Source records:
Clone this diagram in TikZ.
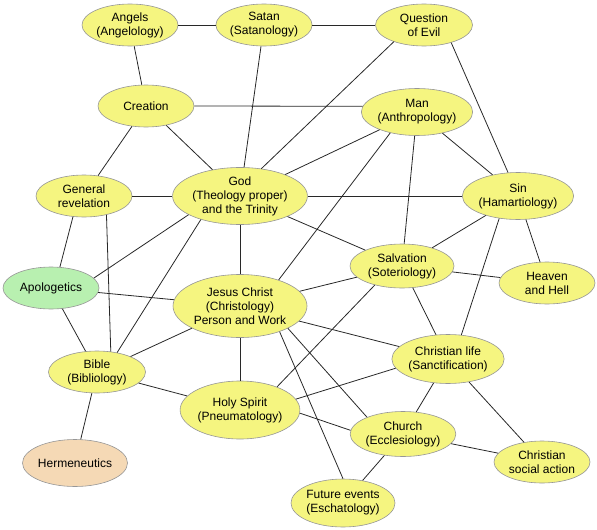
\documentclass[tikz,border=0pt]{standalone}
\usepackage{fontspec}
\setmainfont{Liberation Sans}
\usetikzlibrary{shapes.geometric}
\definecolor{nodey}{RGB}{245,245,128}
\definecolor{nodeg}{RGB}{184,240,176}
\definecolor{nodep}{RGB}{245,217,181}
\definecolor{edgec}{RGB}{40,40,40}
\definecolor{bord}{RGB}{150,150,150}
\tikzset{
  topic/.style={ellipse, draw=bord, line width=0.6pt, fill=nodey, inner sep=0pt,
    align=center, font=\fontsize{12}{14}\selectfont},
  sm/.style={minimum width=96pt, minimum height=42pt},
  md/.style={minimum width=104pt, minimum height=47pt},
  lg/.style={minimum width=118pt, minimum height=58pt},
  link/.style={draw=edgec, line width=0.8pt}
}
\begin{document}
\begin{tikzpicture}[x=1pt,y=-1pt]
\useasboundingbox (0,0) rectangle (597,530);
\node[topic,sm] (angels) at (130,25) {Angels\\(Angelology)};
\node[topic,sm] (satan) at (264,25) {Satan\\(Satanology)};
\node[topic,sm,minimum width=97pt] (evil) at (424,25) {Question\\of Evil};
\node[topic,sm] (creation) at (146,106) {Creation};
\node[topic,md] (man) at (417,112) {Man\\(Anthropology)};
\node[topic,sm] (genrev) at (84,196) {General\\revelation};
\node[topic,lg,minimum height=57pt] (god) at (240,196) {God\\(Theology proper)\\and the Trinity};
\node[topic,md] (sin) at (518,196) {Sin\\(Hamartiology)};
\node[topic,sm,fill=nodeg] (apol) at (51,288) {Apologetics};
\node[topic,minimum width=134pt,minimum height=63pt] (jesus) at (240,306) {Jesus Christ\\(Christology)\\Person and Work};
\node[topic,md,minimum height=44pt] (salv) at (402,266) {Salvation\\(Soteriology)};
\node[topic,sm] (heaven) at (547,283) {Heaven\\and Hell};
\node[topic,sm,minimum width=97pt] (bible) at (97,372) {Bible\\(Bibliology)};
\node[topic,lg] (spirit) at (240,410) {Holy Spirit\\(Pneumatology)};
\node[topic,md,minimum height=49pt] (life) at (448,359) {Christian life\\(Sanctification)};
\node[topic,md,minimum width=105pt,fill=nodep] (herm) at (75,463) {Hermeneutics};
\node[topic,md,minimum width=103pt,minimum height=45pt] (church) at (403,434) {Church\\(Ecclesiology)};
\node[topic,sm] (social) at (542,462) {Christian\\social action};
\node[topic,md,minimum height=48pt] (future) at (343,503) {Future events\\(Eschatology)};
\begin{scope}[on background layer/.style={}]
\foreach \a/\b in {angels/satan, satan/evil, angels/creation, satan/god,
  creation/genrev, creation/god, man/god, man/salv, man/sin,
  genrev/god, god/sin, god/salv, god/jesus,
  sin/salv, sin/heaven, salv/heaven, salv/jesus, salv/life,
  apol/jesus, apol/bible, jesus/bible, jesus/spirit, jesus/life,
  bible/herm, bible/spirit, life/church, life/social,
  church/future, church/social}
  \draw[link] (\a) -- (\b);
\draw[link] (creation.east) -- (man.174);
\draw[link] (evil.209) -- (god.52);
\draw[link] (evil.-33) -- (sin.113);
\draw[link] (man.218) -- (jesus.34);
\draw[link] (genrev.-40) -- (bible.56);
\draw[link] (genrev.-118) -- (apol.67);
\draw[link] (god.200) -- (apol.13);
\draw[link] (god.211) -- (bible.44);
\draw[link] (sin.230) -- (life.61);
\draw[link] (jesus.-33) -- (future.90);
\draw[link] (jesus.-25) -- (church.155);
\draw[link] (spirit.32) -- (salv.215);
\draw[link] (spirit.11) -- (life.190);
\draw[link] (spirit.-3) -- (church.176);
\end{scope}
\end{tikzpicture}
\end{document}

==

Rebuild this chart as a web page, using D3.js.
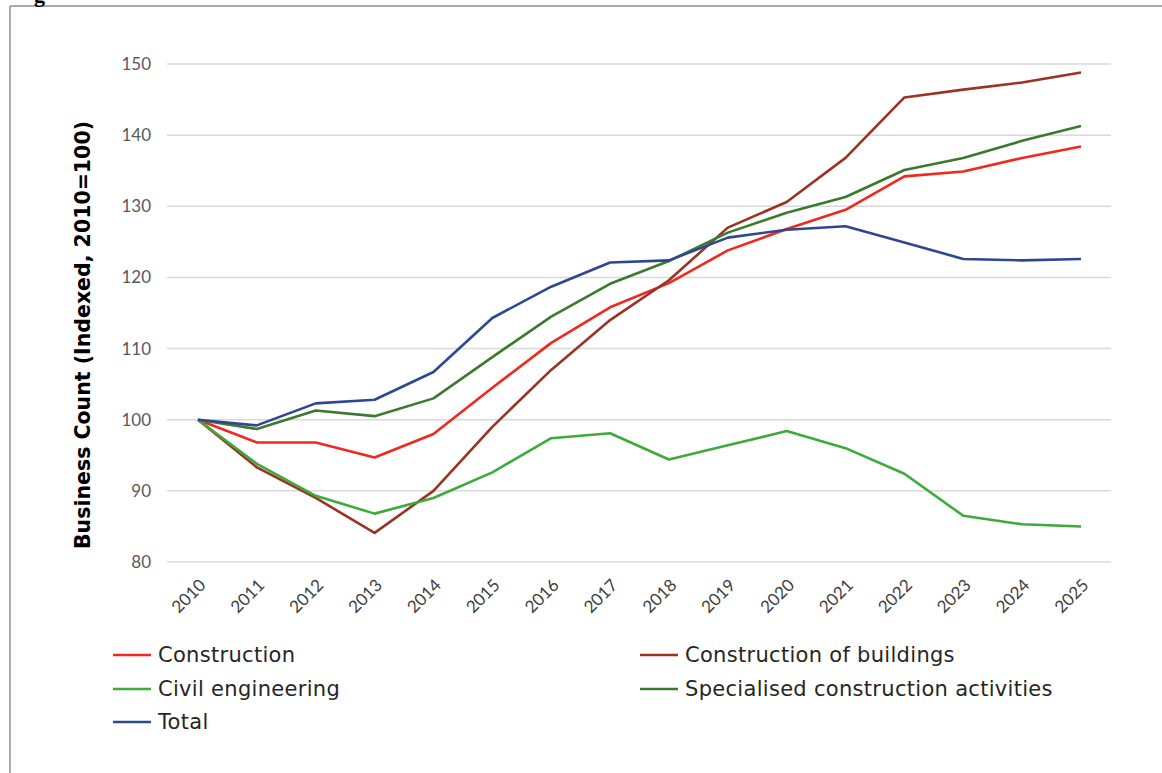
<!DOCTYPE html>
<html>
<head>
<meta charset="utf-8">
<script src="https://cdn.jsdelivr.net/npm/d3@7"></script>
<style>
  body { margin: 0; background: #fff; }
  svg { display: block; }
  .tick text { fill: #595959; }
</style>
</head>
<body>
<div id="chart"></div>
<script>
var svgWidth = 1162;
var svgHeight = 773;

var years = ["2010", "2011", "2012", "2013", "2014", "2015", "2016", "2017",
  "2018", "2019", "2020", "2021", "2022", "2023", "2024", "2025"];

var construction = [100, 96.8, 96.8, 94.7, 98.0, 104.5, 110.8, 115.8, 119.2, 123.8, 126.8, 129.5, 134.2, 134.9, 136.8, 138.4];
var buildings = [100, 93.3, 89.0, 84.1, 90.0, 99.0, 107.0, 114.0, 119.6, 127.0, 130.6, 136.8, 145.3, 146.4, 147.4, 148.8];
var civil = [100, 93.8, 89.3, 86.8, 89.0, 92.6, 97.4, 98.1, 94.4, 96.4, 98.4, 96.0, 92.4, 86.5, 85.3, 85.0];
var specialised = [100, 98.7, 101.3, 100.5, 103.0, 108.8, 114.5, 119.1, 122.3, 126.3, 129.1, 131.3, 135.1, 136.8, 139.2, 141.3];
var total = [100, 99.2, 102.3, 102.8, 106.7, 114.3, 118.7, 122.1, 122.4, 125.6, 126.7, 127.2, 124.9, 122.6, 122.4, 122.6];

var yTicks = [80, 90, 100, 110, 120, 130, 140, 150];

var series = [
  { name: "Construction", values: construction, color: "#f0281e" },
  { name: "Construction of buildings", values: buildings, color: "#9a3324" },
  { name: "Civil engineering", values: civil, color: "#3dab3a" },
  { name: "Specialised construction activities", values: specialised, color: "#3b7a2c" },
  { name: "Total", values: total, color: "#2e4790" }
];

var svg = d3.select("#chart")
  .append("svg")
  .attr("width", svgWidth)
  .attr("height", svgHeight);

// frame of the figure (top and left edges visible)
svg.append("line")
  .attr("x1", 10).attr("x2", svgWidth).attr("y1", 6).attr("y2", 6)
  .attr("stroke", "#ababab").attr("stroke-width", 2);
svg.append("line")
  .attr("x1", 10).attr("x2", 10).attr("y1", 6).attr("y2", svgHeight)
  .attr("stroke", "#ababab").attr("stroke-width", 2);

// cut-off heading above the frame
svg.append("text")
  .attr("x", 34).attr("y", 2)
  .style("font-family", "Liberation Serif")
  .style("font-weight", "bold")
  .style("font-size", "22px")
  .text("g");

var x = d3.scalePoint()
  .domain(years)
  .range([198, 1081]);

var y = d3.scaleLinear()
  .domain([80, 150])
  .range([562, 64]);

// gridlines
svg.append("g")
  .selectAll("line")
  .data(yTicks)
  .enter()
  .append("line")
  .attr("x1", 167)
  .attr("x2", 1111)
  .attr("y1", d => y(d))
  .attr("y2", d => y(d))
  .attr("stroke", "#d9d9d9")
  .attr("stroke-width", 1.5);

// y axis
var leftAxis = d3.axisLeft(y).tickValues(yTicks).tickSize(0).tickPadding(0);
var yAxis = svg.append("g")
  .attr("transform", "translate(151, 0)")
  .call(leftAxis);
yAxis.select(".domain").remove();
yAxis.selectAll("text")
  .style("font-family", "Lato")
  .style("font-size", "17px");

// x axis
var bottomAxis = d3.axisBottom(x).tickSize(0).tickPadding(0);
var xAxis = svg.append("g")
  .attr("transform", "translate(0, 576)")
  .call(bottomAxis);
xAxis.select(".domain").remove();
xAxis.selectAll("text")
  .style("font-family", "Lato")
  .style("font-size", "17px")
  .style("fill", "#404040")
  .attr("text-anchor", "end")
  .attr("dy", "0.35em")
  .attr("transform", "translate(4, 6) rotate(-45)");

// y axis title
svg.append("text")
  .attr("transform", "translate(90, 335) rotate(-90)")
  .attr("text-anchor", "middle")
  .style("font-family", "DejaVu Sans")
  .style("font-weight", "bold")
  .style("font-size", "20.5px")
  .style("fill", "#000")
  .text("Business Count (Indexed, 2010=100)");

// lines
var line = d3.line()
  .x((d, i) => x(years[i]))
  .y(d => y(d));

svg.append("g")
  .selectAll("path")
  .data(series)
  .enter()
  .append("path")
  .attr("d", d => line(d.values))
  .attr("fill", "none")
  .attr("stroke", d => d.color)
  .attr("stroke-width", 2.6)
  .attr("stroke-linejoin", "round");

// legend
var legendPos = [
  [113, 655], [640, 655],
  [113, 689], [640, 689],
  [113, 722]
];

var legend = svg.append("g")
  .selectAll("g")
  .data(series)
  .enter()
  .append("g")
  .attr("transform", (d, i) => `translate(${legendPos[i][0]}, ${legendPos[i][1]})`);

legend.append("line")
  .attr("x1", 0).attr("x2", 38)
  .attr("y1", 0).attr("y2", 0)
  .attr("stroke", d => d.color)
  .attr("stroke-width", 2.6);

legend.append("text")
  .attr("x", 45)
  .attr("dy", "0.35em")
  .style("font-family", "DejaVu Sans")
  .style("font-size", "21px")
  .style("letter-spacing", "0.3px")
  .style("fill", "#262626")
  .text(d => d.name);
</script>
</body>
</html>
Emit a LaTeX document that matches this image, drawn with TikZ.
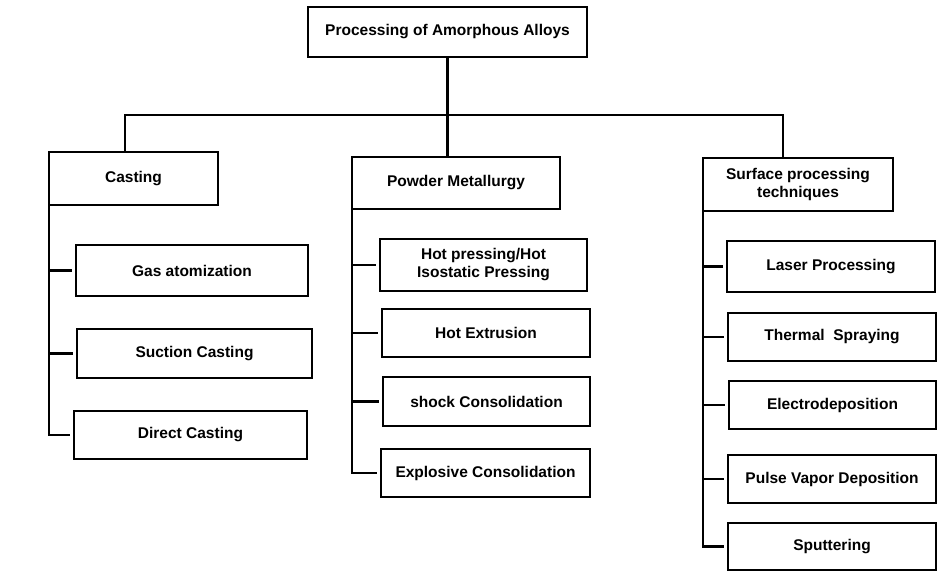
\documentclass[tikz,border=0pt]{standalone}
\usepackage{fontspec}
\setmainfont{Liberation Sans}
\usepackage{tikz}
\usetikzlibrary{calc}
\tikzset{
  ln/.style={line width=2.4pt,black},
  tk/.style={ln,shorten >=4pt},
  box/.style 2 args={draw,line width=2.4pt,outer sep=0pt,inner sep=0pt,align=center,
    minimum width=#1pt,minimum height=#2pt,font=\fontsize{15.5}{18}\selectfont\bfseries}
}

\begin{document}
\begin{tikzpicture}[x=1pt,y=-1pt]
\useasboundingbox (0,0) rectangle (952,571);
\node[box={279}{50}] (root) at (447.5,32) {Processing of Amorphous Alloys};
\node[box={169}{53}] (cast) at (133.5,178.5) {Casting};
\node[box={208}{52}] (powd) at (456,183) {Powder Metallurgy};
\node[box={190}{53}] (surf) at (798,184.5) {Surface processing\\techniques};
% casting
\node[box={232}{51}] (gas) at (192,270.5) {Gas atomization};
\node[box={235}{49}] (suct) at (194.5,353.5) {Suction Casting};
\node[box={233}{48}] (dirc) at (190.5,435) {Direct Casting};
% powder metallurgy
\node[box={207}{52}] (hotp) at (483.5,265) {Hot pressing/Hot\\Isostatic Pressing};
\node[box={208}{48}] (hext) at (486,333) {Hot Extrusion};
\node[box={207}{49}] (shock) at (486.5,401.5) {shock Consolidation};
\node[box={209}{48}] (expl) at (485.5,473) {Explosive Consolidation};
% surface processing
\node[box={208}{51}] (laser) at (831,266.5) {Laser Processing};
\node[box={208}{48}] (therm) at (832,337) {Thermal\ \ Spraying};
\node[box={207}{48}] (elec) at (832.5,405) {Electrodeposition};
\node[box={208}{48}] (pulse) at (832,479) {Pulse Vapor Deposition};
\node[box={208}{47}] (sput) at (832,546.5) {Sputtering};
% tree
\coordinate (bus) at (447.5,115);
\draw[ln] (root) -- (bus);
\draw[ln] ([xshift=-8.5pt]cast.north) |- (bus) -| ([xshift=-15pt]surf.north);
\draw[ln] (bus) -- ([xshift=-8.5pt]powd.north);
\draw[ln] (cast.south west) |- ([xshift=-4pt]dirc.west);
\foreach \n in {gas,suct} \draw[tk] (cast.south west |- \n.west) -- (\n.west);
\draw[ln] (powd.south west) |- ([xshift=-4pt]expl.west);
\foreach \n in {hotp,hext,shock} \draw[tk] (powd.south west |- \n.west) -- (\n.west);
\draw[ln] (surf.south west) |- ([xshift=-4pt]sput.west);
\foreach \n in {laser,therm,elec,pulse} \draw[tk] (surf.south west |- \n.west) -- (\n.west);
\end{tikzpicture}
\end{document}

# CHALLENGE
Track down every line of the material containing the string "this", and copy it.

# OUTPUT BELOW
Clone this diagram in TikZ.
Rebuild this chart as a web page, using D3.js.
Emit a LaTeX document that matches this image, drawn with TikZ.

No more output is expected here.